An extended car warranty, formally known as a Vehicle Service Contract (VSC), is an agreement that covers the cost of certain mechanical repairs after the manufacturer’s original warranty has expired. This type of coverage functions as a protection plan against unexpected, high-cost failures of various vehicle systems. The cost of a VSC is not a fixed price but a variable figure determined by a complex calculation of risk, coverage depth, and financial structure. Understanding the final price requires breaking down the core components that influence the provider’s final quote for your specific vehicle.
Typical Price Ranges and Financial Structure
The average total cost for a multi-year VSC typically falls in a broad range, generally between $1,500 and $4,000, though comprehensive plans for complex or luxury vehicles can push the total price higher. When translating this to a yearly cost, it often averages out to approximately $600 to $1,000 annually, depending on the scope of coverage and the vehicle specifics. This total price, or premium, is what you pay for the contract, and it can be settled either as a single lump sum payment or financed through monthly installments.
The premium price is directly influenced by the deductible structure, which is the out-of-pocket amount you must pay each time a covered repair is performed. VSC deductibles commonly range from $0 to $250, and sometimes higher. A higher deductible will lower the overall premium because the contract holder assumes more financial responsibility at the time of a claim. Conversely, choosing a $0 or low deductible plan increases the initial contract price, as the provider absorbs the total cost of almost every covered repair.
Vehicle and Policy Factors Driving Cost
Several specific characteristics of your vehicle and the policy terms chosen significantly impact the final price of the VSC. The make and model are primary determinants, as vehicles with higher-than-average reliability ratings, such as certain domestic or Asian models, generally cost less to cover than those with known component issues. Vehicles from luxury or European manufacturers, which utilize specialized parts and complicated engineering, can cost two to three times more to insure due to the high expense of labor and replacement components.
The physical condition of the vehicle, particularly its age and current odometer reading, is factored into the risk assessment, which drives the price. Older cars and those with high mileage present a greater statistical likelihood of mechanical failure and thus command a higher premium. The term length of the policy, which defines the duration of coverage in years and/or additional miles, also affects the total cost. A longer contract will increase the total price, although the annual cost might be slightly lower compared to shorter, more concentrated plans.
Comparing Warranty Provider Pricing
The source from which you purchase the VSC is another key factor influencing the price and the associated terms. Manufacturer-backed or dealer-offered warranties are generally convenient because they are often bundled into the vehicle financing and guarantee the use of Original Equipment Manufacturer (OEM) parts and factory-trained technicians. However, these policies often include a significant markup, sometimes 50 to 90 percent above the provider’s cost, because the dealer is acting as a middleman and seeking a profit.

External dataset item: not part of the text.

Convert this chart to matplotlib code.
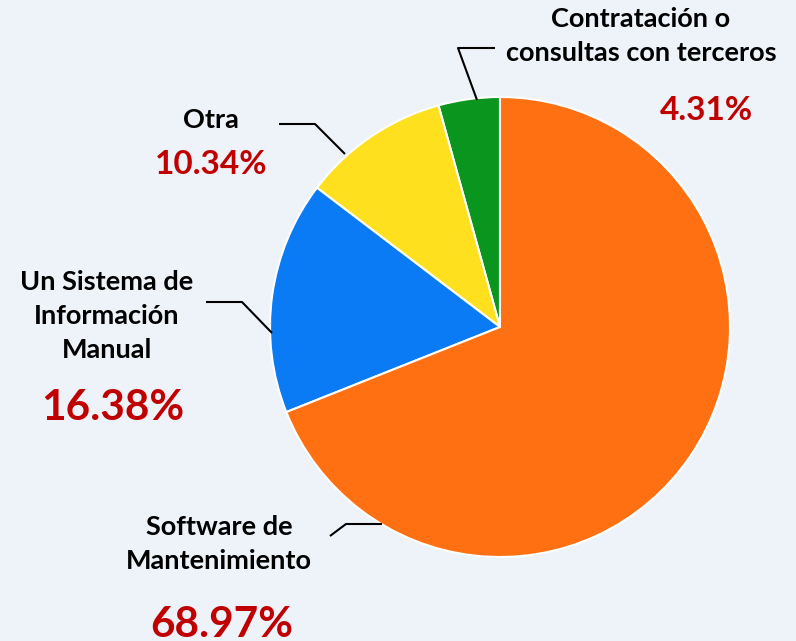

Third-party administrators offer VSCs that are typically more competitively priced and can be 20 to 40 percent cheaper than a dealership’s offering for comparable coverage. These independent providers often allow for greater flexibility, including customizable term lengths and a broader selection of repair facilities, as long as the shop is ASE-certified. While they offer lower costs and more options, it is important to research the third-party provider’s reputation and claims process, as some may require the customer to pay for the repair first and wait for reimbursement.
Decoding Coverage Levels and Exclusions
The most significant variable in determining the price is the actual scope of coverage purchased, which is categorized into a hierarchy of protection. The most basic and least expensive option is the Powertrain plan, which focuses only on the components that make the vehicle move, such as the engine, transmission, and drive axle. Mid-tier plans, often called Stated Component coverage, list every part covered, extending protection to additional systems like the air conditioning, steering, and electrical components.
The most comprehensive and consequently most expensive option is Exclusionary coverage, often marketed as “bumper-to-bumper,” which operates by listing only the parts that are not covered, implying all other mechanical and electrical components are included. Even this top-tier plan contains exclusions, which are items that will not be paid for regardless of the coverage level purchased. Standard exclusions include routine maintenance items like oil changes and tire rotations, as well as wear-and-tear components such as brake pads, belts, hoses, and cosmetic damage.